Task description: Leave out the pictures and copy everything else in the entries exactly.

The input:
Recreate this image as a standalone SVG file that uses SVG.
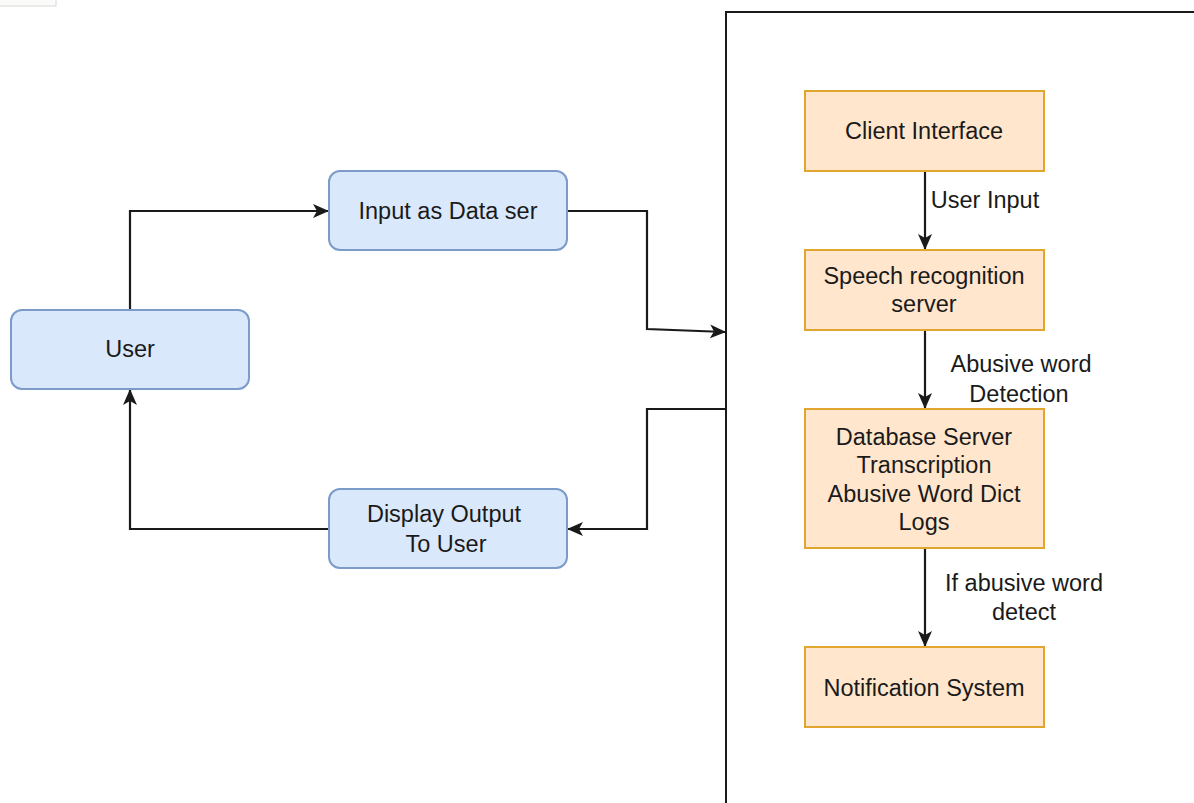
<svg xmlns="http://www.w3.org/2000/svg" width="1194" height="803" viewBox="0 0 1194 803">
  <style>
    .blue { fill: #dae8fc; stroke: #7b9bc9; stroke-width: 2; }
    .orange { fill: #ffe6cc; stroke: #e0a630; stroke-width: 2; }
    .lbl { font-family: "Liberation Sans", Arial, sans-serif; font-size: 23.5px; fill: #1a1a1a; text-anchor: middle; dominant-baseline: central; }
    .edge { fill: none; stroke: #1a1a1a; stroke-width: 2.2; }
  </style>
  <defs>
    <marker id="arrow" viewBox="0 0 16 14" refX="15" refY="7" markerWidth="16" markerHeight="14" markerUnits="userSpaceOnUse" orient="auto">
      <path d="M0,0 L16,7 L0,14 L4,7 Z" fill="#1a1a1a"/>
    </marker>
  </defs>
  <rect width="1194" height="803" fill="#ffffff"/>
  <rect x="-1" y="-1" width="57" height="7" fill="#fbfbf9" stroke="#d8d8d8" stroke-width="1"/>

  <!-- system boundary -->
  <path d="M726,803 L726,12 L1194,12" fill="none" stroke="#1a1a1a" stroke-width="2"/>

  <g id="connectors">
    <path class="edge" d="M130,310 L130,211 L328,211" marker-end="url(#arrow)"/>
    <path class="edge" d="M567,211 L647,211 L647,329 L725,332" marker-end="url(#arrow)"/>
    <path class="edge" d="M726,409 L647,409 L647,529 L568,529" marker-end="url(#arrow)"/>
    <path class="edge" d="M329,529 L130,529 L130,390" marker-end="url(#arrow)"/>
    <path class="edge" d="M925,171 L925,249" marker-end="url(#arrow)"/>
    <path class="edge" d="M925,330 L925,408" marker-end="url(#arrow)"/>
    <path class="edge" d="M925,548 L925,646" marker-end="url(#arrow)"/>
    <text class="lbl" x="985" y="200">User Input</text>
    <text class="lbl" x="1021" y="364">Abusive word</text>
    <text class="lbl" x="1019" y="394">Detection</text>
    <text class="lbl" x="1024" y="583">If abusive word</text>
    <text class="lbl" x="1024" y="612">detect</text>
  </g>

  <g id="user">
    <rect class="blue" x="11" y="310" width="238" height="79" rx="11"/>
    <text class="lbl" x="130" y="349">User</text>
  </g>
  <g id="input">
    <rect class="blue" x="329" y="171" width="238" height="79" rx="11"/>
    <text class="lbl" x="448" y="211">Input as Data ser</text>
  </g>
  <g id="display">
    <rect class="blue" x="329" y="489" width="238" height="79" rx="11"/>
    <text class="lbl" x="444" y="514">Display Output</text>
    <text class="lbl" x="446" y="544">To User</text>
  </g>

  <g id="client">
    <rect class="orange" x="805" y="91" width="239" height="80"/>
    <text class="lbl" x="924" y="131">Client Interface</text>
  </g>
  <g id="speech">
    <rect class="orange" x="805" y="250" width="239" height="80"/>
    <text class="lbl" x="924" y="276">Speech recognition</text>
    <text class="lbl" x="924" y="304">server</text>
  </g>
  <g id="database">
    <rect class="orange" x="805" y="409" width="239" height="139"/>
    <text class="lbl" x="924" y="437">Database Server</text>
    <text class="lbl" x="924" y="465">Transcription</text>
    <text class="lbl" x="924" y="494">Abusive Word Dict</text>
    <text class="lbl" x="924" y="522">Logs</text>
  </g>
  <g id="notification">
    <rect class="orange" x="805" y="647" width="239" height="80"/>
    <text class="lbl" x="924" y="688">Notification System</text>
  </g>
</svg>
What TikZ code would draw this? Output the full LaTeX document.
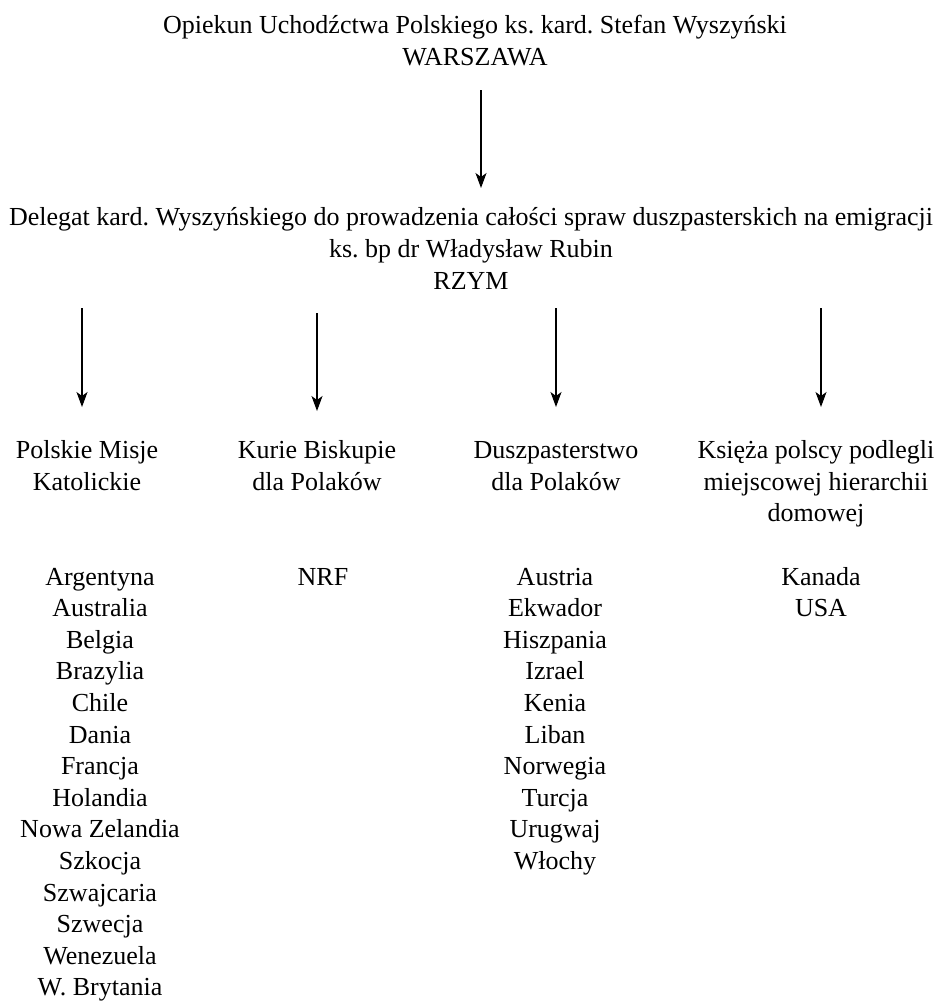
\documentclass[tikz,border=0pt]{standalone}
\usepackage{fontspec}
\setmainfont{Liberation Serif}
\usetikzlibrary{arrows.meta,calc}
\frenchspacing
\begin{document}
\begin{tikzpicture}[x=1pt,y=-1pt,
  txt/.style={font=\fontsize{26}{31.6}\selectfont\frenchspacing, inner sep=0pt, align=center, anchor=base},
  arr/.style={-{Stealth[length=15pt,width=11pt,inset=4pt]}, line width=1.1pt}]
\useasboundingbox (0,0) rectangle (946,1005);
% anchor=base of a multi-line node = baseline of its last line
\node[txt] (top) at (475,65) {Opiekun Uchodźctwa Polskiego ks. kard. Stefan Wyszyński\\WARSZAWA};
\node[txt] (del) at (471,289) {Delegat kard. Wyszyńskiego do prowadzenia całości spraw duszpasterskich na emigracji\\ks. bp dr Władysław Rubin\\RZYM};
\node[txt] (h1) at (87,490) {Polskie Misje\\Katolickie};
\node[txt] (h2) at (317,490) {Kurie Biskupie\\dla Polaków};
\node[txt] (h3) at (556,490) {Duszpasterstwo\\dla Polaków};
\node[txt] (h4) at (816,521.6) {Księża polscy podlegli\\miejscowej hierarchii\\domowej};
\node[txt] (l1) at (100,995.8) {Argentyna\\Australia\\Belgia\\Brazylia\\Chile\\Dania\\Francja\\Holandia\\Nowa Zelandia\\Szkocja\\Szwajcaria\\Szwecja\\Wenezuela\\W. Brytania};
\node[txt] (l2) at (323,585) {NRF};
\node[txt] (l3) at (555,869.4) {Austria\\Ekwador\\Hiszpania\\Izrael\\Kenia\\Liban\\Norwegia\\Turcja\\Urugwaj\\Włochy};
\node[txt] (l4) at (821,616.6) {Kanada\\USA};
\draw[arr] ($(top.base)+(6,25)$) -- ($(del.base)+(10,-101)$);
\draw[arr] ($(del.base -| h1.base)+(-5,19)$) -- ($(h1.base)+(-5,-83)$);
\draw[arr] ($(del.base -| h2.base)+(0,24)$) -- ($(h2.base)+(0,-79)$);
\draw[arr] ($(del.base -| h3.base)+(0,19)$) -- ($(h3.base)+(0,-83)$);
\draw[arr] ($(del.base -| h4.base)+(5,19)$) -- ($(h4.base)+(5,-114.6)$);
\end{tikzpicture}
\end{document}
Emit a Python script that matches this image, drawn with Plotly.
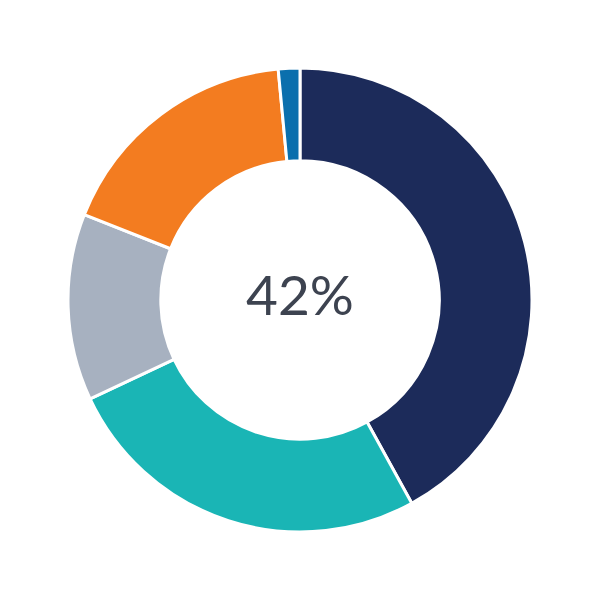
import plotly.graph_objects as go

# segmenti prstena, u smeru kazaljke od vrha
labels = ['A', 'B', 'C', 'D', 'E']
values = [42, 26, 13, 17.5, 1.5]
colors = ['#1c2b5a', '#1ab5b5', '#a7b1c0', '#f37c20', '#0a6fad']
center_text = '42%'

fig = go.Figure(go.Pie(
    labels=labels,
    values=values,
    hole=0.6,
    sort=False,
    direction='clockwise',
    rotation=0,
    textinfo='none',
    hoverinfo='label+percent',
    marker=dict(colors=colors, line=dict(color='white', width=3)),
))

fig.add_annotation(text=center_text, x=0.5, y=0.5, xref='paper', yref='paper',
                   showarrow=False, yshift=6,
                   font=dict(family='Lato, Open Sans, sans-serif', size=55, color='#3d4350'))

# stranica ima 8px margine u body, pa pomeramo domen
fig.update_layout(
    width=600, height=600,
    margin=dict(l=60, r=76, t=60, b=76),
    showlegend=False,
    paper_bgcolor='white',
    plot_bgcolor='white',
)

fig.write_html("out.html")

Correct answer:
Recreate this image as a standalone SVG file that uses SVG.
<svg xmlns="http://www.w3.org/2000/svg" width="1194" height="803" viewBox="0 0 1194 803">
  <style>
    .blue { fill: #dae8fc; stroke: #7b9bc9; stroke-width: 2; }
    .orange { fill: #ffe6cc; stroke: #e0a630; stroke-width: 2; }
    .lbl { font-family: "Liberation Sans", Arial, sans-serif; font-size: 23.5px; fill: #1a1a1a; text-anchor: middle; dominant-baseline: central; }
    .edge { fill: none; stroke: #1a1a1a; stroke-width: 2.2; }
  </style>
  <defs>
    <marker id="arrow" viewBox="0 0 16 14" refX="15" refY="7" markerWidth="16" markerHeight="14" markerUnits="userSpaceOnUse" orient="auto">
      <path d="M0,0 L16,7 L0,14 L4,7 Z" fill="#1a1a1a"/>
    </marker>
  </defs>
  <rect width="1194" height="803" fill="#ffffff"/>
  <rect x="-1" y="-1" width="57" height="7" fill="#fbfbf9" stroke="#d8d8d8" stroke-width="1"/>

  <!-- system boundary -->
  <path d="M726,803 L726,12 L1194,12" fill="none" stroke="#1a1a1a" stroke-width="2"/>

  <g id="connectors">
    <path class="edge" d="M130,310 L130,211 L328,211" marker-end="url(#arrow)"/>
    <path class="edge" d="M567,211 L647,211 L647,329 L725,332" marker-end="url(#arrow)"/>
    <path class="edge" d="M726,409 L647,409 L647,529 L568,529" marker-end="url(#arrow)"/>
    <path class="edge" d="M329,529 L130,529 L130,390" marker-end="url(#arrow)"/>
    <path class="edge" d="M925,171 L925,249" marker-end="url(#arrow)"/>
    <path class="edge" d="M925,330 L925,408" marker-end="url(#arrow)"/>
    <path class="edge" d="M925,548 L925,646" marker-end="url(#arrow)"/>
    <text class="lbl" x="985" y="200">User Input</text>
    <text class="lbl" x="1021" y="364">Abusive word</text>
    <text class="lbl" x="1019" y="394">Detection</text>
    <text class="lbl" x="1024" y="583">If abusive word</text>
    <text class="lbl" x="1024" y="612">detect</text>
  </g>

  <g id="user">
    <rect class="blue" x="11" y="310" width="238" height="79" rx="11"/>
    <text class="lbl" x="130" y="349">User</text>
  </g>
  <g id="input">
    <rect class="blue" x="329" y="171" width="238" height="79" rx="11"/>
    <text class="lbl" x="448" y="211">Input as Data ser</text>
  </g>
  <g id="display">
    <rect class="blue" x="329" y="489" width="238" height="79" rx="11"/>
    <text class="lbl" x="444" y="514">Display Output</text>
    <text class="lbl" x="446" y="544">To User</text>
  </g>

  <g id="client">
    <rect class="orange" x="805" y="91" width="239" height="80"/>
    <text class="lbl" x="924" y="131">Client Interface</text>
  </g>
  <g id="speech">
    <rect class="orange" x="805" y="250" width="239" height="80"/>
    <text class="lbl" x="924" y="276">Speech recognition</text>
    <text class="lbl" x="924" y="304">server</text>
  </g>
  <g id="database">
    <rect class="orange" x="805" y="409" width="239" height="139"/>
    <text class="lbl" x="924" y="437">Database Server</text>
    <text class="lbl" x="924" y="465">Transcription</text>
    <text class="lbl" x="924" y="494">Abusive Word Dict</text>
    <text class="lbl" x="924" y="522">Logs</text>
  </g>
  <g id="notification">
    <rect class="orange" x="805" y="647" width="239" height="80"/>
    <text class="lbl" x="924" y="688">Notification System</text>
  </g>
</svg>
What TikZ code would draw this? Output the full LaTeX document.
\documentclass[tikz,border=0pt]{standalone}
\usepackage{fontspec}
\setmainfont{Liberation Serif}
\usetikzlibrary{arrows.meta,calc}
\frenchspacing
\begin{document}
\begin{tikzpicture}[x=1pt,y=-1pt,
  txt/.style={font=\fontsize{26}{31.6}\selectfont\frenchspacing, inner sep=0pt, align=center, anchor=base},
  arr/.style={-{Stealth[length=15pt,width=11pt,inset=4pt]}, line width=1.1pt}]
\useasboundingbox (0,0) rectangle (946,1005);
% anchor=base of a multi-line node = baseline of its last line
\node[txt] (top) at (475,65) {Opiekun Uchodźctwa Polskiego ks. kard. Stefan Wyszyński\\WARSZAWA};
\node[txt] (del) at (471,289) {Delegat kard. Wyszyńskiego do prowadzenia całości spraw duszpasterskich na emigracji\\ks. bp dr Władysław Rubin\\RZYM};
\node[txt] (h1) at (87,490) {Polskie Misje\\Katolickie};
\node[txt] (h2) at (317,490) {Kurie Biskupie\\dla Polaków};
\node[txt] (h3) at (556,490) {Duszpasterstwo\\dla Polaków};
\node[txt] (h4) at (816,521.6) {Księża polscy podlegli\\miejscowej hierarchii\\domowej};
\node[txt] (l1) at (100,995.8) {Argentyna\\Australia\\Belgia\\Brazylia\\Chile\\Dania\\Francja\\Holandia\\Nowa Zelandia\\Szkocja\\Szwajcaria\\Szwecja\\Wenezuela\\W. Brytania};
\node[txt] (l2) at (323,585) {NRF};
\node[txt] (l3) at (555,869.4) {Austria\\Ekwador\\Hiszpania\\Izrael\\Kenia\\Liban\\Norwegia\\Turcja\\Urugwaj\\Włochy};
\node[txt] (l4) at (821,616.6) {Kanada\\USA};
\draw[arr] ($(top.base)+(6,25)$) -- ($(del.base)+(10,-101)$);
\draw[arr] ($(del.base -| h1.base)+(-5,19)$) -- ($(h1.base)+(-5,-83)$);
\draw[arr] ($(del.base -| h2.base)+(0,24)$) -- ($(h2.base)+(0,-79)$);
\draw[arr] ($(del.base -| h3.base)+(0,19)$) -- ($(h3.base)+(0,-83)$);
\draw[arr] ($(del.base -| h4.base)+(5,19)$) -- ($(h4.base)+(5,-114.6)$);
\end{tikzpicture}
\end{document}
Emit a Python script that matches this image, drawn with Plotly.
import plotly.graph_objects as go

# segmenti prstena, u smeru kazaljke od vrha
labels = ['A', 'B', 'C', 'D', 'E']
values = [42, 26, 13, 17.5, 1.5]
colors = ['#1c2b5a', '#1ab5b5', '#a7b1c0', '#f37c20', '#0a6fad']
center_text = '42%'

fig = go.Figure(go.Pie(
    labels=labels,
    values=values,
    hole=0.6,
    sort=False,
    direction='clockwise',
    rotation=0,
    textinfo='none',
    hoverinfo='label+percent',
    marker=dict(colors=colors, line=dict(color='white', width=3)),
))

fig.add_annotation(text=center_text, x=0.5, y=0.5, xref='paper', yref='paper',
                   showarrow=False, yshift=6,
                   font=dict(family='Lato, Open Sans, sans-serif', size=55, color='#3d4350'))

# stranica ima 8px margine u body, pa pomeramo domen
fig.update_layout(
    width=600, height=600,
    margin=dict(l=60, r=76, t=60, b=76),
    showlegend=False,
    paper_bgcolor='white',
    plot_bgcolor='white',
)

fig.write_html("out.html")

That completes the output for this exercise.